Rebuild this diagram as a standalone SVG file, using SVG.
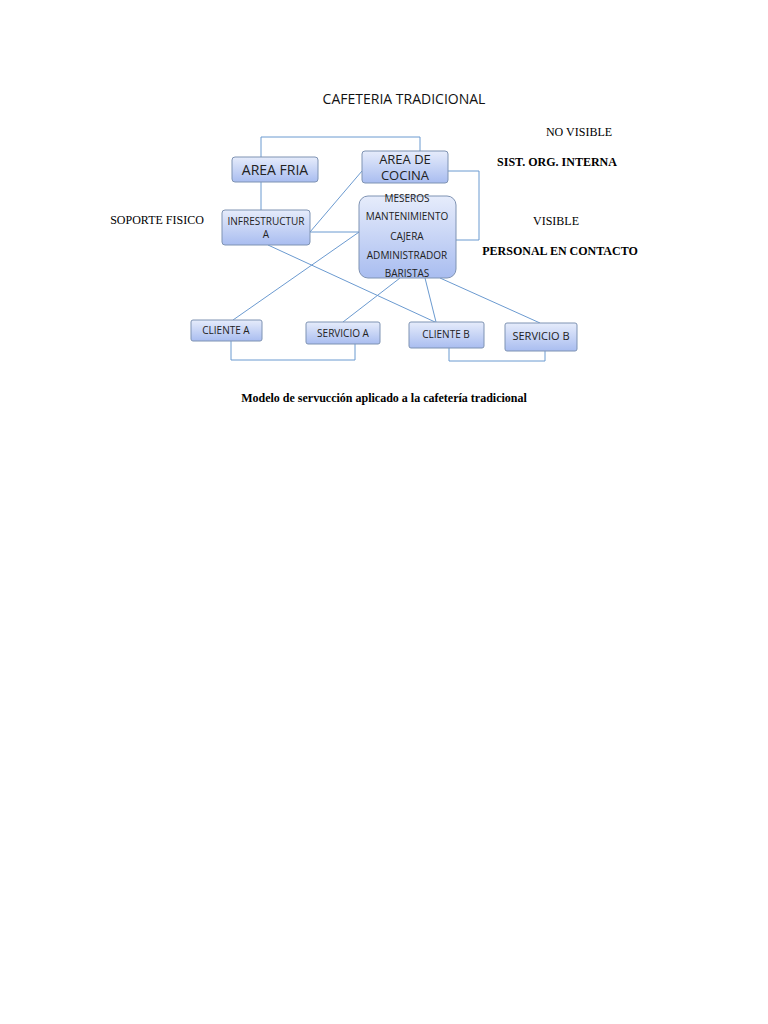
<svg xmlns="http://www.w3.org/2000/svg" width="768" height="1024" viewBox="0 0 768 1024">
<style>
.b{fill:url(#g);stroke:#7f93b3;stroke-width:1}
.t{font-family:"Open Sans","DejaVu Sans",sans-serif;fill:#222;text-anchor:middle}
.s{font-family:"Liberation Serif",serif;font-size:12px;fill:#000;text-anchor:middle}
.c{fill:none;stroke:#6b9ad0;stroke-width:1}
</style>
<defs><linearGradient id="g" x1="0" y1="0" x2="0" y2="1"><stop offset="0" stop-color="#e6ecfb"/><stop offset="1" stop-color="#a9bdf0"/></linearGradient></defs>
<rect width="768" height="1024" fill="#fff"/>
<text x="404" y="104" font-family="'Open Sans','DejaVu Sans',sans-serif" font-size="14" text-anchor="middle" fill="#111">CAFETERIA TRADICIONAL</text>
<text class="s" x="579" y="136">NO VISIBLE</text>
<text class="s" x="557" y="166" font-weight="bold">SIST. ORG. INTERNA</text>
<text class="s" x="157" y="224">SOPORTE FISICO</text>
<text class="s" x="556" y="225">VISIBLE</text>
<text class="s" x="560" y="255" font-weight="bold">PERSONAL EN CONTACTO</text>
<text class="s" x="384" y="402" font-weight="bold">Modelo de servucción aplicado a la cafetería tradicional</text>
<g id="connectors">
<path class="c" d="M261 157V137H420V151"/>
<path class="c" d="M261 182V210"/>
<path class="c" d="M448 171H479V240H456"/>
<path class="c" d="M310 232L362 171"/>
<path class="c" d="M310 232H359"/>
<path class="c" d="M362 230L233 320"/>
<path class="c" d="M268 245L435 322"/>
<path class="c" d="M400 278L343 322"/>
<path class="c" d="M425 278L436 322"/>
<path class="c" d="M440 278L540 323"/>
<path class="c" d="M231 341V360H355V344"/>
<path class="c" d="M449 348V361H545V351"/>
</g>
<g id="area-fria"><rect class="b" x="232" y="157" width="86" height="25" rx="3"/><text class="t" x="275" y="175" font-size="14">AREA FRIA</text></g>
<g id="area-cocina"><rect class="b" x="362" y="151" width="86" height="32" rx="3"/><text class="t" x="405" y="164" font-size="13">AREA DE</text><text class="t" x="405" y="180" font-size="13">COCINA</text></g>
<g id="infra"><rect class="b" x="222" y="210" width="88" height="35" rx="3"/><text class="t" x="266" y="225" font-size="10">INFRESTRUCTUR</text><text class="t" x="266" y="238" font-size="10">A</text></g>
<g id="personal"><rect class="b" x="359" y="196" width="97" height="82" rx="9"/>
<text class="t" font-size="10"><tspan x="407" y="202">MESEROS</tspan><tspan x="407" y="220">MANTENIMIENTO</tspan><tspan x="407" y="240">CAJERA</tspan><tspan x="407" y="259">ADMINISTRADOR</tspan><tspan x="407" y="277">BARISTAS</tspan></text></g>
<g id="cliente-a"><rect class="b" x="191" y="320" width="71" height="21" rx="2"/><text class="t" x="226" y="334" font-size="10">CLIENTE  A</text></g>
<g id="servicio-a"><rect class="b" x="306" y="322" width="74" height="22" rx="2"/><text class="t" x="343" y="337" font-size="10">SERVICIO A</text></g>
<g id="cliente-b"><rect class="b" x="409" y="322" width="75" height="26" rx="2"/><text class="t" x="446" y="338" font-size="10">CLIENTE B</text></g>
<g id="servicio-b"><rect class="b" x="505" y="323" width="72" height="28" rx="2"/><text class="t" x="541" y="340" font-size="11">SERVICIO B</text></g>
</svg>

## PROBLEM DESCRIPTION
Quote the material in full and exactly; do not carry over its pictures.

## SOLUTION TO THIS PROBLEM
Rebuild this diagram as a standalone SVG file, using SVG.
<svg xmlns="http://www.w3.org/2000/svg" width="768" height="1024" viewBox="0 0 768 1024">
<style>
.b{fill:url(#g);stroke:#7f93b3;stroke-width:1}
.t{font-family:"Open Sans","DejaVu Sans",sans-serif;fill:#222;text-anchor:middle}
.s{font-family:"Liberation Serif",serif;font-size:12px;fill:#000;text-anchor:middle}
.c{fill:none;stroke:#6b9ad0;stroke-width:1}
</style>
<defs><linearGradient id="g" x1="0" y1="0" x2="0" y2="1"><stop offset="0" stop-color="#e6ecfb"/><stop offset="1" stop-color="#a9bdf0"/></linearGradient></defs>
<rect width="768" height="1024" fill="#fff"/>
<text x="404" y="104" font-family="'Open Sans','DejaVu Sans',sans-serif" font-size="14" text-anchor="middle" fill="#111">CAFETERIA TRADICIONAL</text>
<text class="s" x="579" y="136">NO VISIBLE</text>
<text class="s" x="557" y="166" font-weight="bold">SIST. ORG. INTERNA</text>
<text class="s" x="157" y="224">SOPORTE FISICO</text>
<text class="s" x="556" y="225">VISIBLE</text>
<text class="s" x="560" y="255" font-weight="bold">PERSONAL EN CONTACTO</text>
<text class="s" x="384" y="402" font-weight="bold">Modelo de servucción aplicado a la cafetería tradicional</text>
<g id="connectors">
<path class="c" d="M261 157V137H420V151"/>
<path class="c" d="M261 182V210"/>
<path class="c" d="M448 171H479V240H456"/>
<path class="c" d="M310 232L362 171"/>
<path class="c" d="M310 232H359"/>
<path class="c" d="M362 230L233 320"/>
<path class="c" d="M268 245L435 322"/>
<path class="c" d="M400 278L343 322"/>
<path class="c" d="M425 278L436 322"/>
<path class="c" d="M440 278L540 323"/>
<path class="c" d="M231 341V360H355V344"/>
<path class="c" d="M449 348V361H545V351"/>
</g>
<g id="area-fria"><rect class="b" x="232" y="157" width="86" height="25" rx="3"/><text class="t" x="275" y="175" font-size="14">AREA FRIA</text></g>
<g id="area-cocina"><rect class="b" x="362" y="151" width="86" height="32" rx="3"/><text class="t" x="405" y="164" font-size="13">AREA DE</text><text class="t" x="405" y="180" font-size="13">COCINA</text></g>
<g id="infra"><rect class="b" x="222" y="210" width="88" height="35" rx="3"/><text class="t" x="266" y="225" font-size="10">INFRESTRUCTUR</text><text class="t" x="266" y="238" font-size="10">A</text></g>
<g id="personal"><rect class="b" x="359" y="196" width="97" height="82" rx="9"/>
<text class="t" font-size="10"><tspan x="407" y="202">MESEROS</tspan><tspan x="407" y="220">MANTENIMIENTO</tspan><tspan x="407" y="240">CAJERA</tspan><tspan x="407" y="259">ADMINISTRADOR</tspan><tspan x="407" y="277">BARISTAS</tspan></text></g>
<g id="cliente-a"><rect class="b" x="191" y="320" width="71" height="21" rx="2"/><text class="t" x="226" y="334" font-size="10">CLIENTE  A</text></g>
<g id="servicio-a"><rect class="b" x="306" y="322" width="74" height="22" rx="2"/><text class="t" x="343" y="337" font-size="10">SERVICIO A</text></g>
<g id="cliente-b"><rect class="b" x="409" y="322" width="75" height="26" rx="2"/><text class="t" x="446" y="338" font-size="10">CLIENTE B</text></g>
<g id="servicio-b"><rect class="b" x="505" y="323" width="72" height="28" rx="2"/><text class="t" x="541" y="340" font-size="11">SERVICIO B</text></g>
</svg>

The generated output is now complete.